For that out there to be adverb "неправильно" it should correspond with an action verb:
"Ваша подпись написана неправильно."
It similar to English rules:
 The dog smells bad. - От собаки нехорошо пахнет - "smells" is a linking verb.
The dog smells badly. - Собака плохо чует носом. - "smells" is an action verb.
---------
The rule Вы/вы don't works for possesive ваше, вашу etc.
I always write вы - it not considered as a mistake when I studied in my shcool.

----------


## Lynn

> It similar to English rules:
> The dog smells bad. - От собаки нехорошо пахнет - "smells" is a linking verb.
> The dog smells badly. - Собака плохо чует носом. - "smells" is an action verb.

 Perfect. Thinking about it this way helps a lot. So what I wrote originally was "Your signature is incorrectly." (Almost sounds metaphysical.) Whoops. 
Thanks!

----------


## alexB

Another one, just in case. 
Неправильна is a short form of the adjective неправильная.
Ваша подпись неправильна (неправильная).
Ваш ответ неправилен. 
Ваше объяснение неправильно.
It might be easier if you switched to the past tense where the imaginary “есть” would turn into a quite real and gender dependable была, был, было, which would have to agree, as well as the following adjective in its short form with the subject of the sentence. 
Ваша подпись была неправильна. 
Ваш ответ был неправилен. 
Ваше объяснение было неправильно.
So, what we have here is an adjective which modifies a noun.
 Adverb modifies action, so to use our adverb we could have used   ::  some action first.    _Подписываться  так, как делаете это вы_ (action) -  неправильно, глупо, нелепо, смешно и безумно.  ::   
As for the Вы versus вы, me thinks it's polite enough already to abstain from using ты in favor of вы.

----------


## Lynn

> It might be easier if you switched to the past tense where the imaginary “есть” would turn into a quite real and gender dependable была, был, было, which would have to agree, as well as the following adjective in its short form with the subject of the sentence.
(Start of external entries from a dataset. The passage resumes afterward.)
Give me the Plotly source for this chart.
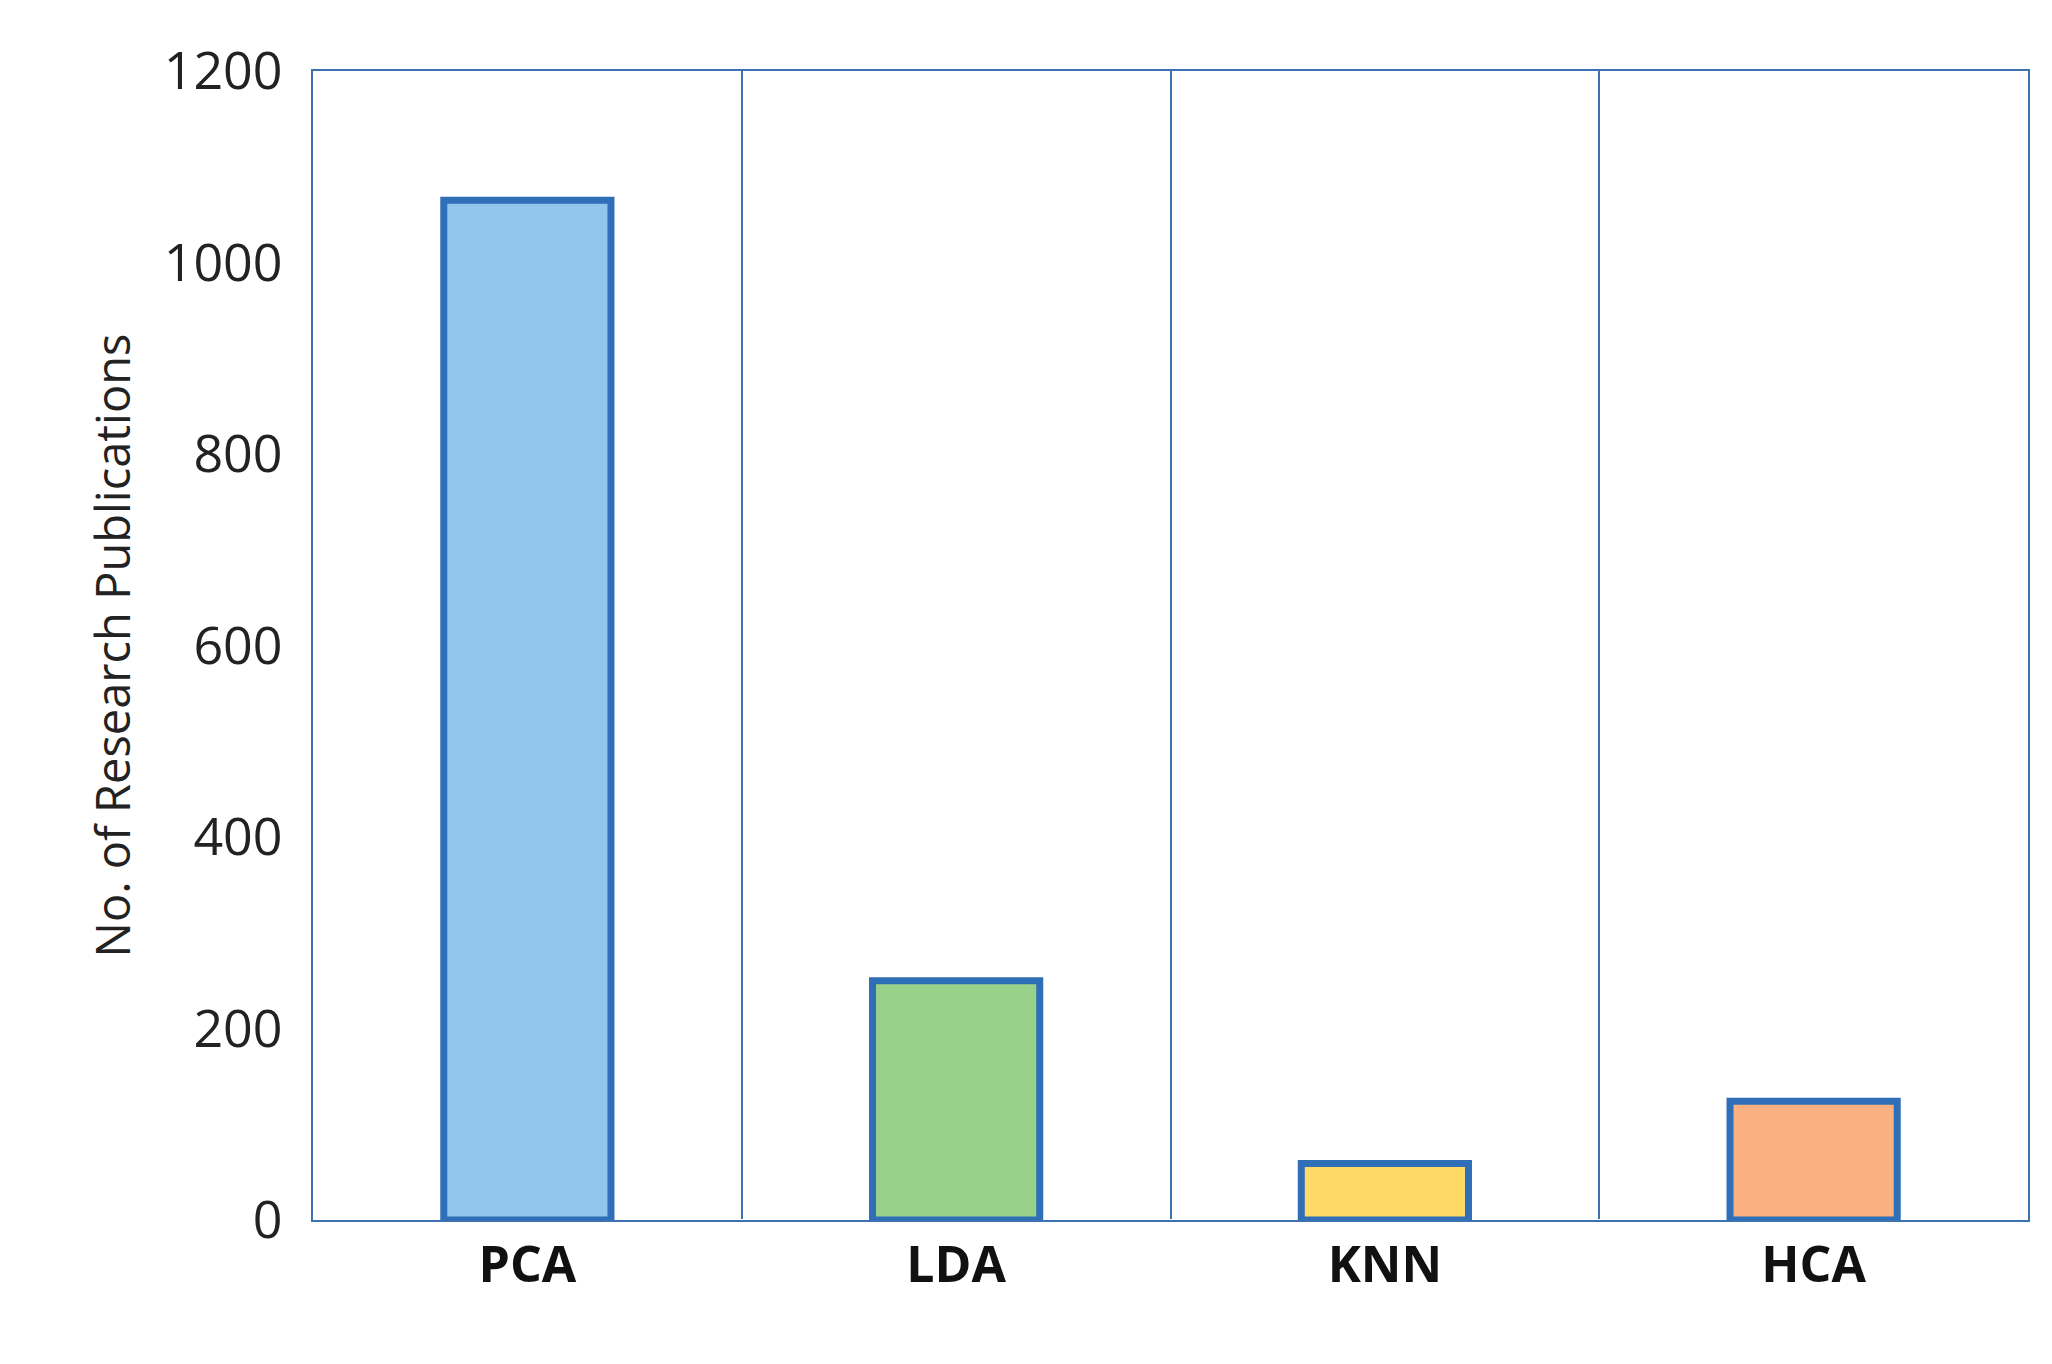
import plotly.graph_objects as go

categories = ["PCA", "LDA", "KNN", "HCA"]
values = [1065, 250, 59, 124]
colors = ["#92C5EC", "#98D28A", "#FFD966", "#F9B183"]

fig = go.Figure(go.Bar(
    x=categories, y=values, width=0.39,
    marker=dict(color=colors, line=dict(color="#2E6FB8", width=7)),
))
fig.update_layout(
    width=2052, height=1364, plot_bgcolor="white", paper_bgcolor="white",
    margin=dict(l=305, r=32, t=63, b=152), showlegend=False,
    font=dict(family="Open Sans", color="#222"),
)
fig.update_xaxes(
    tickson="boundaries", showgrid=True, gridcolor="#3C72B0", gridwidth=2,
    showline=True, linecolor="#3C72B0", linewidth=2, mirror=True,
    ticks="outside", ticklen=40, tickcolor="rgba(0,0,0,0)",
    tickfont=dict(size=50, family="Open Sans", color="#111", weight="bold"),
)
fig.update_yaxes(
    range=[0, 1200], dtick=200, showgrid=False,
    showline=True, linecolor="#3C72B0", linewidth=2, mirror=True,
    tickfont=dict(size=52), ticklen=18, ticks="outside", tickcolor="rgba(0,0,0,0)",
    title=dict(text="No. of Research Publications", font=dict(size=47), standoff=18),
)
fig.write_html("out.html")
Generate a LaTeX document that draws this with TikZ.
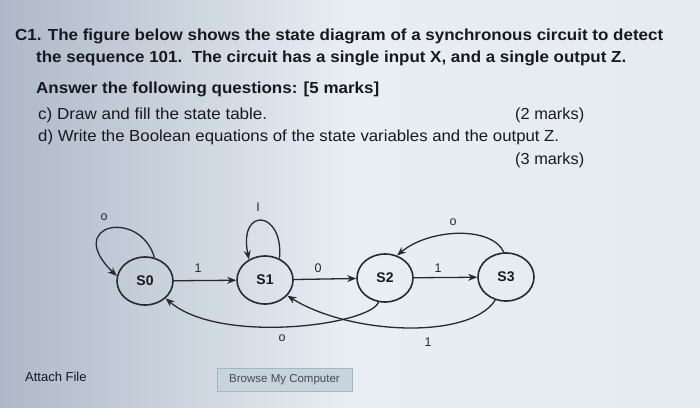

 This is a great idea. I think that's what I'll be doing (imagining it in the past tense before writing in the present) from now on, until I finally internalize it. You folks are all so helpful, I appreciate it!   ::

----------


## oldboy

Please tell me if does _1st sentence_ equal to _2nd one_ in a meaning? _I know him to be a good man._ and _I know he is a good man.
I want you to be happy._ and _I want you would be happy.
I saw him to write 'I was here' with felt pen on a wall._ and _I saw he had written (or was writting) 'I was here'  with felt pen on a wall._

----------


## Lynn

> Please tell me if does _1st sentence_ equal to _2nd one_ in a meaning? _I know him to be a good man._ and [i]I know he is a good man.

 These two mean the same thing.   

> _I want you to be happy._ and _I want you would be happy._

 The first is grammatically correct. The second is not. You could say "I would like you to be happy." Then the two sentences mean the same thing. (Я хочу... Я хотел бы...)   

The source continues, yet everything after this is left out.